Country sections approved of poem-codes because they couldn't be detected if agents were searched. The fact that they could be tortured out of them and were easy to break were secondary considerations. If they opposed the introduction of silks and we had to ask Gubbins to over-rule them (as he'd assured Nick he would), we'd get their reluctant co-operation but forfeit their goodwill.

Knowing this, on 2 June Nick took the unprecedented step of sending a memo to all country section heads requesting them to see me in the presence of their respective signals officers, so that I could explain on MS/A's behalf why a radically new system of agents' codes would shortly be introduced. We agreed that there was no point in mentioning LOPs: if WOKs didn't convince them of the valueof tangible codes, nothing would.

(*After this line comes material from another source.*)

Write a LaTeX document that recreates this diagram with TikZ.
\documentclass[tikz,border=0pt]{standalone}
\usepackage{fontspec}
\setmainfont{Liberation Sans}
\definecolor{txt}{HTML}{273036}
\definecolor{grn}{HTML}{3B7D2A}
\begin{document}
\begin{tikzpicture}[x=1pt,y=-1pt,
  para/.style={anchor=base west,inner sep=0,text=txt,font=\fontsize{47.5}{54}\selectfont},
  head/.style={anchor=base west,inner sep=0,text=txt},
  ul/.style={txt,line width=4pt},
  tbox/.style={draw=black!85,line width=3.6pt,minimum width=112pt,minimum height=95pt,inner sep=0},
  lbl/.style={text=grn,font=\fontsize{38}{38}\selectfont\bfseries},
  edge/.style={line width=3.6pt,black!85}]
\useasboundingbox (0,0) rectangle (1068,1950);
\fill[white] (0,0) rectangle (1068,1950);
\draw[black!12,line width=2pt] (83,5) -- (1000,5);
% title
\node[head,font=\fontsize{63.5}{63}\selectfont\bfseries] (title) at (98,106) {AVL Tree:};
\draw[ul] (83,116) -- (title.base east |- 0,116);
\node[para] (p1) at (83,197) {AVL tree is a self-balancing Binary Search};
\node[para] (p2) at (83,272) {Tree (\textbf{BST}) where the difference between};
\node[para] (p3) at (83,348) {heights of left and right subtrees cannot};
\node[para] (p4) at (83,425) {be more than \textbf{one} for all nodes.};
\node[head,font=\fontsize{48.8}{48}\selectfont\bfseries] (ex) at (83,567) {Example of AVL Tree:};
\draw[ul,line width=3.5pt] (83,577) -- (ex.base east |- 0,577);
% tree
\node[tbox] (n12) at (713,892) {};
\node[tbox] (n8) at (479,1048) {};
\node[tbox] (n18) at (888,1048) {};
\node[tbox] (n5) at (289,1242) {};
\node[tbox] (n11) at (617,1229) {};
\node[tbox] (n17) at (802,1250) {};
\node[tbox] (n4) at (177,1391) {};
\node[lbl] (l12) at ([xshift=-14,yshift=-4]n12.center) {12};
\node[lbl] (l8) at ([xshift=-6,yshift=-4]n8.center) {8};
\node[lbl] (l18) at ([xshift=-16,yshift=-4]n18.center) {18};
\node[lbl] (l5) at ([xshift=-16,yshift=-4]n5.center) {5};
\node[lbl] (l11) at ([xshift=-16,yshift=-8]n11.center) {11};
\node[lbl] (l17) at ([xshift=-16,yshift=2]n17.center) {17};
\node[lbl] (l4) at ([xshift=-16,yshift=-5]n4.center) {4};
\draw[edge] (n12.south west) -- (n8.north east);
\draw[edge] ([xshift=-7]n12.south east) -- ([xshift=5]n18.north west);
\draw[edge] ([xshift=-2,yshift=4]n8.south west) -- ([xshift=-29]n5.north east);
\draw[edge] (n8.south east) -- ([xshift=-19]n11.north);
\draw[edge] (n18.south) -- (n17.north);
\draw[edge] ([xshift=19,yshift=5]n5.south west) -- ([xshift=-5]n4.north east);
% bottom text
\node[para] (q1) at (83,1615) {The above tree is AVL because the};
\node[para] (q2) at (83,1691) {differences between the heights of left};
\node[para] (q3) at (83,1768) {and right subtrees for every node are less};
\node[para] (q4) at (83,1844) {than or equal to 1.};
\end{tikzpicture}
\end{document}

On 3 June I embarked on the sales campaign, knowing that Frank Doel would make a far better job of it.

Maurice Buckmaster was the first country section head to be shown a WOK. Normally responsive to everything which would enhance the welfare of his agents, he was facing the collapse of his two principal circuits, and suggesting new codes to him was like taking a drowning man's hand and offering to manicure it.

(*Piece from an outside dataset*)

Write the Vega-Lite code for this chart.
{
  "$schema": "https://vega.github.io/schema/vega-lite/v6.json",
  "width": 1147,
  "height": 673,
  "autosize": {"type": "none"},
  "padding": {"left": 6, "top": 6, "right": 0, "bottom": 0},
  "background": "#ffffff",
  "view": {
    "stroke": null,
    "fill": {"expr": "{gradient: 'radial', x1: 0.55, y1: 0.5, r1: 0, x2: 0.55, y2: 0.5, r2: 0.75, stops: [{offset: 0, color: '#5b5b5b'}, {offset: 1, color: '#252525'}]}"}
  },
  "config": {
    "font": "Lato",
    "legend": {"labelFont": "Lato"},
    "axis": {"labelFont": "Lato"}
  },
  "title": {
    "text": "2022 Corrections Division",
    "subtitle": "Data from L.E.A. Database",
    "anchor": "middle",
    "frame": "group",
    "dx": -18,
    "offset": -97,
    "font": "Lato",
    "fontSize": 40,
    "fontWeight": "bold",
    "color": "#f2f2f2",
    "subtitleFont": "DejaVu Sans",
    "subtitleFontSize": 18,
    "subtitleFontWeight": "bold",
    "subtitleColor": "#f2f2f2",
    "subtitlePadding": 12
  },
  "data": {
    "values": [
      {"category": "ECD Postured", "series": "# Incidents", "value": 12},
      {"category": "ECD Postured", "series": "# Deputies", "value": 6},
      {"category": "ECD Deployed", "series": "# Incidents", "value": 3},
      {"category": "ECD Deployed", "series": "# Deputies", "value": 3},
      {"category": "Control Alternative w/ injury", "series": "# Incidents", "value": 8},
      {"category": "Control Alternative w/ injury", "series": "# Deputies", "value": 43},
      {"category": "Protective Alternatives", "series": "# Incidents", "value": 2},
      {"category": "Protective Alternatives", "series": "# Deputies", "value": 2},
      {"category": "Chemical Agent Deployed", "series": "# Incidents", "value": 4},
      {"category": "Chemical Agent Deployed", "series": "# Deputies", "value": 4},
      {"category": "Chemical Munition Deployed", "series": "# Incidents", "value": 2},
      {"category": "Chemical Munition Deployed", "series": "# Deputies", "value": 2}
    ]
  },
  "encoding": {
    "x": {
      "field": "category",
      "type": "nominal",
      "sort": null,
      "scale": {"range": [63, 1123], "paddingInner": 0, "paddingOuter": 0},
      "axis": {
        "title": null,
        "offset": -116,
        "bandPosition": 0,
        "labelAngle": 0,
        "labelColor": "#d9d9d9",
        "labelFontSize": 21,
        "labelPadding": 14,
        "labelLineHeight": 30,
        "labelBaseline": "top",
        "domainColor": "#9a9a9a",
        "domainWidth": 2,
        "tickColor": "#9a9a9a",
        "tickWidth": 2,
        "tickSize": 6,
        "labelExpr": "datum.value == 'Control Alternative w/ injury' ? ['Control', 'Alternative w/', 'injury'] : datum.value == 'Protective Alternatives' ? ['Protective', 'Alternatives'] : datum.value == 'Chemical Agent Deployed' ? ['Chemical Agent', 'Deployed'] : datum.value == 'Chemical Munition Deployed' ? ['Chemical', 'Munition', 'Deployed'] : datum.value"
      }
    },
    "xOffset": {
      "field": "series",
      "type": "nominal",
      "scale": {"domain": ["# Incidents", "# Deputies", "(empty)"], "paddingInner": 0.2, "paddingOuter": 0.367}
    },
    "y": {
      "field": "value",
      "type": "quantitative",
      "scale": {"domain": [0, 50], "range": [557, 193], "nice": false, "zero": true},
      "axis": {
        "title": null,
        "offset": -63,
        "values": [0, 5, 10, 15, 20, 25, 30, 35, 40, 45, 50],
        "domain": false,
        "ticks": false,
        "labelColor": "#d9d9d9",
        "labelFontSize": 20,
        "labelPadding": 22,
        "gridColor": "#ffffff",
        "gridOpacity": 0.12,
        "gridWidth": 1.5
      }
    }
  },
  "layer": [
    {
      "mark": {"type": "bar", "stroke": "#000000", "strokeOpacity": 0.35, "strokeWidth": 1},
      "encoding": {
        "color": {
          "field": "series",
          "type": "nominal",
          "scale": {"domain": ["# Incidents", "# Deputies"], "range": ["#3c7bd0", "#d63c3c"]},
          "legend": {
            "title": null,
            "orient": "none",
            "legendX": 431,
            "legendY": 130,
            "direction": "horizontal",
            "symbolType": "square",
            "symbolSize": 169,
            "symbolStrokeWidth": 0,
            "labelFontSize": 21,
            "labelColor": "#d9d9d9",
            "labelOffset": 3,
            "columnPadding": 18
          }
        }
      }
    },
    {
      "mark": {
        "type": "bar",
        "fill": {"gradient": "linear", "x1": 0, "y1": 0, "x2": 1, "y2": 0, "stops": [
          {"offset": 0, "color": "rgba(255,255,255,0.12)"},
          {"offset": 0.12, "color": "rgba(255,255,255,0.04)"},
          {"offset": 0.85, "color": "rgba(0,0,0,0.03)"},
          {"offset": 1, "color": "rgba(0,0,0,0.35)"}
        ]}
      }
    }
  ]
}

He gave a cursory glance at the WOK which I put in front of him, and muttered that he didn't want his agents to carry another damn thing, and left the rest to Captain Noble, his signals officer. He couldn't have submitted the code to a better qualified judge. Noble (real name George Bégué) was a self-effacing Frenchman with the added distinction of being the first SOE agent to parachute into the field. He'd been dropped blind into France in May '41, taking with him a rudimentary wireless set and a poem-code. He transmitted more than forty vital messages but had such contempt for his security checks that he'd ignored them altogether, and relied on prearranged questions and answers. He'd been arrested by the Vichy police in October '41, and F section didn't expect to hear from him again. But in July '42 he'd escaped from a Vichy-run prison in the heart of the Dordogne, taking nine of his fellow-agents with him. He made his way to Lyons, crossed the frontier into Spain, and was taken on to Buckmaster's HQ staff as soon as he returned to London.